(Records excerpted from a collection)

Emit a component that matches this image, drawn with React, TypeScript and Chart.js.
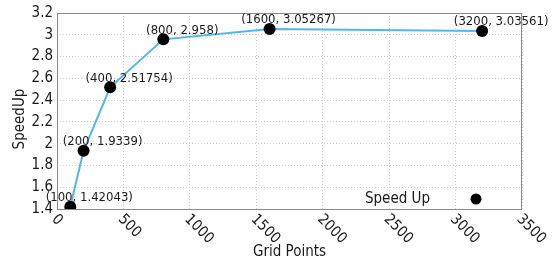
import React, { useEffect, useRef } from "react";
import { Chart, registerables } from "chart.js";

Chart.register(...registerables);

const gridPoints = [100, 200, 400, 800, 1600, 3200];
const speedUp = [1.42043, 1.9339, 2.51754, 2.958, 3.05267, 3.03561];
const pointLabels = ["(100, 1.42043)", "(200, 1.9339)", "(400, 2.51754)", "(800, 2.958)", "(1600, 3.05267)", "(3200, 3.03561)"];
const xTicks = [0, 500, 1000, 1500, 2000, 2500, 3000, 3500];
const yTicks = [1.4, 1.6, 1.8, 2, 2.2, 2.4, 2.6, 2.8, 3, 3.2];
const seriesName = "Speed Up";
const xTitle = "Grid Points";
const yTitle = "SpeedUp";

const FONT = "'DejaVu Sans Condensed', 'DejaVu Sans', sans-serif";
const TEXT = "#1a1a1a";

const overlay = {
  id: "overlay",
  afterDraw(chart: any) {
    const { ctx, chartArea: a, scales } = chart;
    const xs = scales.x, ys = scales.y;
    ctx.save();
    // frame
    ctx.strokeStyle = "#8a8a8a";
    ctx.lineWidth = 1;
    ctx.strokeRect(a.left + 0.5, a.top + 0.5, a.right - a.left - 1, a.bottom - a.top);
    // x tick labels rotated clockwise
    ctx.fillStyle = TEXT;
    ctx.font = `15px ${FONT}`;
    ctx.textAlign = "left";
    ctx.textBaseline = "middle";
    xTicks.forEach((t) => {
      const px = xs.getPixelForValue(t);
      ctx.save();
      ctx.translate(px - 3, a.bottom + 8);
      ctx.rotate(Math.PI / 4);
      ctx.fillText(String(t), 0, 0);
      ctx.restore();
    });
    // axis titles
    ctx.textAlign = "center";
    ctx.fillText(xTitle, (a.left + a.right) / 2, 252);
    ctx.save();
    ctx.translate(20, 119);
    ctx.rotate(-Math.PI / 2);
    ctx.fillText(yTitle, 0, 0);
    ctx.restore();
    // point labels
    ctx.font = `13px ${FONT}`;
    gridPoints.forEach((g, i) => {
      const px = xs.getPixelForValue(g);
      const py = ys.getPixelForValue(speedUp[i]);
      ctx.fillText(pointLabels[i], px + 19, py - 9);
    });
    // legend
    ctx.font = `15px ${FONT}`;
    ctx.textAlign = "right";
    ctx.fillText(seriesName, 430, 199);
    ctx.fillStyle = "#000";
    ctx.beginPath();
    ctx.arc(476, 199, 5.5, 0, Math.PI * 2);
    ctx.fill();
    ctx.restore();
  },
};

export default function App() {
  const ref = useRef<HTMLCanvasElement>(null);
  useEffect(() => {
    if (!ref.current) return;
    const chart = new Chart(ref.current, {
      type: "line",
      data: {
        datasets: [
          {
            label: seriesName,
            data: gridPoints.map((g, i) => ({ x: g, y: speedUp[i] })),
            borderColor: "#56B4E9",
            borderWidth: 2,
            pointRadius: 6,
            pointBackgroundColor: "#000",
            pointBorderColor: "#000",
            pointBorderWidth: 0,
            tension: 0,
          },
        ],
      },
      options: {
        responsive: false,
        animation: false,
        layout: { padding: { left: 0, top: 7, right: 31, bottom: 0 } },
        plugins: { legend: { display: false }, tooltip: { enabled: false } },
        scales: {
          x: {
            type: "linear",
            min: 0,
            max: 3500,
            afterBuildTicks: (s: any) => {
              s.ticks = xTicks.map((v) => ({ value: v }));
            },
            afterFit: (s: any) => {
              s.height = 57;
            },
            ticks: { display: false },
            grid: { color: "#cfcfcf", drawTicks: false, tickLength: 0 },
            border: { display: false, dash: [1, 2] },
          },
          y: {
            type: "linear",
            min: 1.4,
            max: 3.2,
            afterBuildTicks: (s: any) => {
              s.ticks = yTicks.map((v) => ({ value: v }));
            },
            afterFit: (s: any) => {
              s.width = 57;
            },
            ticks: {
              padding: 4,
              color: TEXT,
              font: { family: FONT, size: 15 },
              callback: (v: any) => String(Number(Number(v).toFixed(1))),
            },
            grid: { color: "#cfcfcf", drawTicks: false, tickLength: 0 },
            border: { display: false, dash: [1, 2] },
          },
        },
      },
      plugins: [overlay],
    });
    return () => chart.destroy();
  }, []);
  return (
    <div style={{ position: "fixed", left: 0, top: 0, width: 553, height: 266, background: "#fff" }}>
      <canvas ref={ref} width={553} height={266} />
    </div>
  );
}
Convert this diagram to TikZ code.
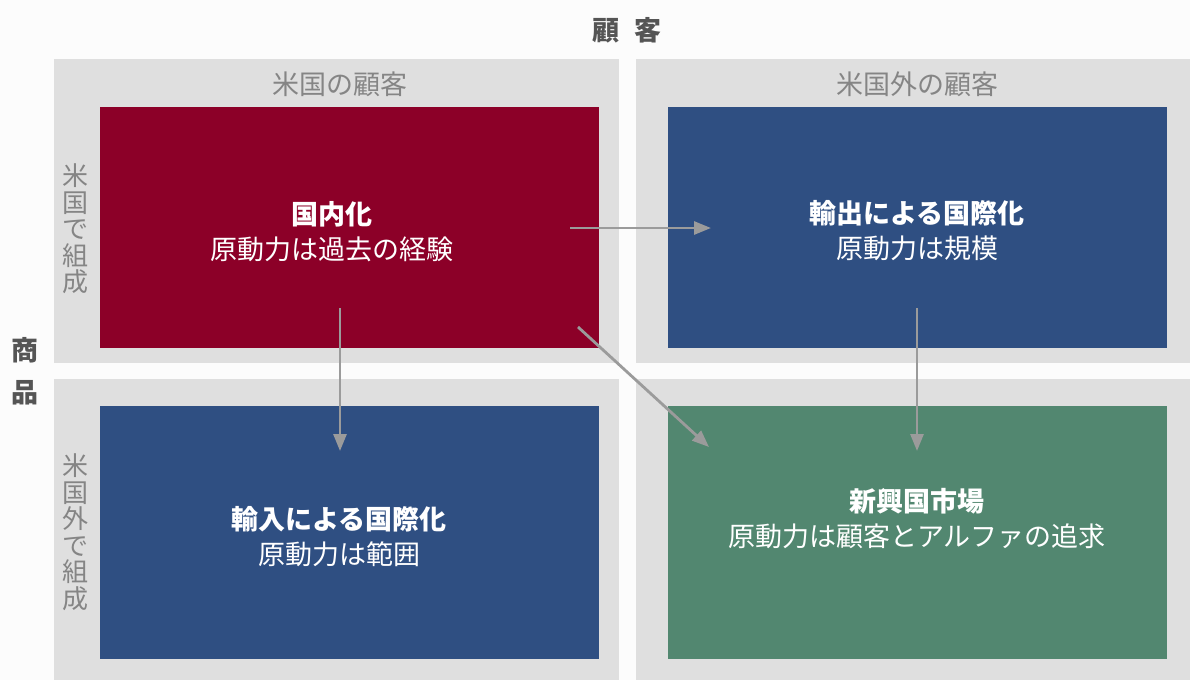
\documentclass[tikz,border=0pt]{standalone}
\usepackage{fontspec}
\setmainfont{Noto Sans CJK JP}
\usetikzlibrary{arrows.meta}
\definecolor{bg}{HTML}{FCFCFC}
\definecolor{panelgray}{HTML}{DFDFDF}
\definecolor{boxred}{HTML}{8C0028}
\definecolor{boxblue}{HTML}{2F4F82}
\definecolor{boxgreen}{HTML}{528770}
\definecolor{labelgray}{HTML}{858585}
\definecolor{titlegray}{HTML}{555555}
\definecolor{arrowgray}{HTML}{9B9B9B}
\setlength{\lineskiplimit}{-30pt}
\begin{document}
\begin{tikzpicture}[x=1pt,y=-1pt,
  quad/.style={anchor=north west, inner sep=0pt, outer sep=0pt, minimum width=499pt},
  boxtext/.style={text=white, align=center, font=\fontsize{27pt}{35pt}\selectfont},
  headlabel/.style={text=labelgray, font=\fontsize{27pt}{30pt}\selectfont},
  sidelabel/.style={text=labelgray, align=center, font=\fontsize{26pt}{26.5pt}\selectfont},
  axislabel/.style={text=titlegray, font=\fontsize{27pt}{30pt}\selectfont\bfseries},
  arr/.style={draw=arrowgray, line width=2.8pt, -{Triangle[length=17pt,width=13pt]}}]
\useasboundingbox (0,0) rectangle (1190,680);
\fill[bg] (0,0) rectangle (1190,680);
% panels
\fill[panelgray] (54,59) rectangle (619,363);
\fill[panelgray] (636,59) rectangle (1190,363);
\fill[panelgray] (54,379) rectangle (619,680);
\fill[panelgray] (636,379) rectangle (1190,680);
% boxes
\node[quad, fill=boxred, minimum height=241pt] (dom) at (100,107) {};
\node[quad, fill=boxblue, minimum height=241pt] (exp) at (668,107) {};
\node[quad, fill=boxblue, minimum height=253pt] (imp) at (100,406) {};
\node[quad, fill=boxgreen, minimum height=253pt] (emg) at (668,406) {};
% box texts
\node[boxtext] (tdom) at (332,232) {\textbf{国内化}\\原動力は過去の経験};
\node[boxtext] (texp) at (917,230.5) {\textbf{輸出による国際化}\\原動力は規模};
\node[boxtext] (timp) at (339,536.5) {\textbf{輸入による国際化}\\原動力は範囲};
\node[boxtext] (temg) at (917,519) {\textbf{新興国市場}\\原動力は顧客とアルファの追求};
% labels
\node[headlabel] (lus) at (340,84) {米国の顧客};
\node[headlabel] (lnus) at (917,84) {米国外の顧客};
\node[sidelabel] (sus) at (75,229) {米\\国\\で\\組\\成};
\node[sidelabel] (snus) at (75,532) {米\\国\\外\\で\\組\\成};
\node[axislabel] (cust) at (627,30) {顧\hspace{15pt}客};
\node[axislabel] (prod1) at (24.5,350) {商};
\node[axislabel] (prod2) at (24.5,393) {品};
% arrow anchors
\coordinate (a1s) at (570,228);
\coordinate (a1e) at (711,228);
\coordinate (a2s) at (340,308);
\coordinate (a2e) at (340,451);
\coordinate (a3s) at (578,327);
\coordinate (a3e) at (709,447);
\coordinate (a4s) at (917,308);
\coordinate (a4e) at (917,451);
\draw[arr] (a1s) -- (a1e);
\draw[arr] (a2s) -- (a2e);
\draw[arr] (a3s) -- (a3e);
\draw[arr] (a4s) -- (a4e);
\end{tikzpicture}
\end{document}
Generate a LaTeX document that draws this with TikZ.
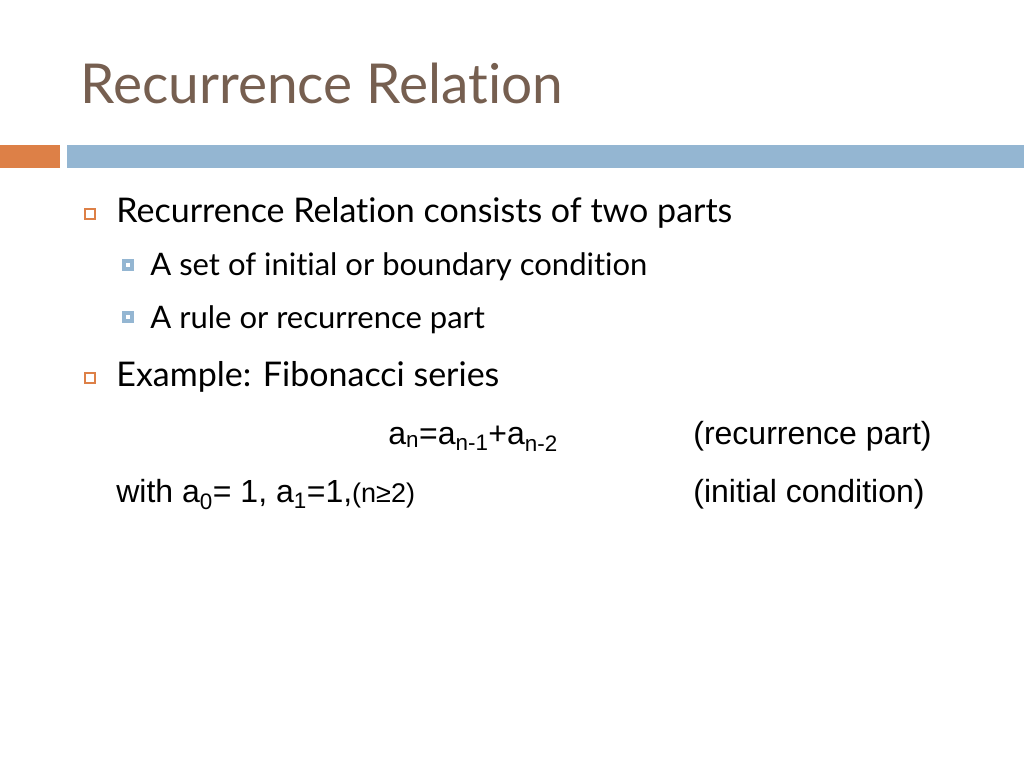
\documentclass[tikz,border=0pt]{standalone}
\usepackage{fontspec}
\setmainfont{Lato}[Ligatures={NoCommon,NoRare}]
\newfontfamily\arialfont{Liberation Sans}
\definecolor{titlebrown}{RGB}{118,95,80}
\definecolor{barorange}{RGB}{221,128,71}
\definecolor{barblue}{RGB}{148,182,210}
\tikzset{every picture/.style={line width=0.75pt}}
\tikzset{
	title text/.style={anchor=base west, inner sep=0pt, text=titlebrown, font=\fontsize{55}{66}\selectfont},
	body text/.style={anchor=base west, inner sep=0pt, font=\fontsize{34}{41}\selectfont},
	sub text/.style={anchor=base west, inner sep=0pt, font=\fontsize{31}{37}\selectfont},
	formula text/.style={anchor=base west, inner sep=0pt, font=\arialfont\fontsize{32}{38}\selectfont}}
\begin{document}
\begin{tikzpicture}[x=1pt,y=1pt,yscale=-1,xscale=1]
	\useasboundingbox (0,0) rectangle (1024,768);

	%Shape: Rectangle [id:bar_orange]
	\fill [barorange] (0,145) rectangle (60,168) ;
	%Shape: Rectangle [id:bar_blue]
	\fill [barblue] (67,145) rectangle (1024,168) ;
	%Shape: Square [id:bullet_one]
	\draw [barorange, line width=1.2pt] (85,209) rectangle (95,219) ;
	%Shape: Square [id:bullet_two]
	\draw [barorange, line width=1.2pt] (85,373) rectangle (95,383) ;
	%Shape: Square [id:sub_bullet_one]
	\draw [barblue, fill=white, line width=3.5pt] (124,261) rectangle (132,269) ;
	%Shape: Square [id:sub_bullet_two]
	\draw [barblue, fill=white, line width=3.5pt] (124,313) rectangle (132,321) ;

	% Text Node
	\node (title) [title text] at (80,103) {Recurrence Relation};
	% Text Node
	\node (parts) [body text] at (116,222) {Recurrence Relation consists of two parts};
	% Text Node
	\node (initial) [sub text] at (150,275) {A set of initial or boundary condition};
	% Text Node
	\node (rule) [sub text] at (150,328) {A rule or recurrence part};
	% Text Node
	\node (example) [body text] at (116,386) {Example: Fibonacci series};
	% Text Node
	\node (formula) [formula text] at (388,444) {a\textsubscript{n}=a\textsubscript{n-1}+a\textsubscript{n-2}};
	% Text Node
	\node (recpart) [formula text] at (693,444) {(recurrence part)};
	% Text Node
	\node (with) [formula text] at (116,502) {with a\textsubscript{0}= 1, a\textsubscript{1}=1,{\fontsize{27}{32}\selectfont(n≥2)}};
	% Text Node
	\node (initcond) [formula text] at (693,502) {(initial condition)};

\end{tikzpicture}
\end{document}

▸ PROBLEM TO SOLVE
Above are the records. Copy only the lines from the one with "Generate a LaTeX" through the one with "(0,0) rectangle (1024,768);", exactly, with no pictures.

▸ RESULT OF THE EXERCISE
Generate a LaTeX document that draws this with TikZ.
\documentclass[tikz,border=0pt]{standalone}
\usepackage{fontspec}
\setmainfont{Lato}[Ligatures={NoCommon,NoRare}]
\newfontfamily\arialfont{Liberation Sans}
\definecolor{titlebrown}{RGB}{118,95,80}
\definecolor{barorange}{RGB}{221,128,71}
\definecolor{barblue}{RGB}{148,182,210}
\tikzset{every picture/.style={line width=0.75pt}}
\tikzset{
	title text/.style={anchor=base west, inner sep=0pt, text=titlebrown, font=\fontsize{55}{66}\selectfont},
	body text/.style={anchor=base west, inner sep=0pt, font=\fontsize{34}{41}\selectfont},
	sub text/.style={anchor=base west, inner sep=0pt, font=\fontsize{31}{37}\selectfont},
	formula text/.style={anchor=base west, inner sep=0pt, font=\arialfont\fontsize{32}{38}\selectfont}}
\begin{document}
\begin{tikzpicture}[x=1pt,y=1pt,yscale=-1,xscale=1]
	\useasboundingbox (0,0) rectangle (1024,768);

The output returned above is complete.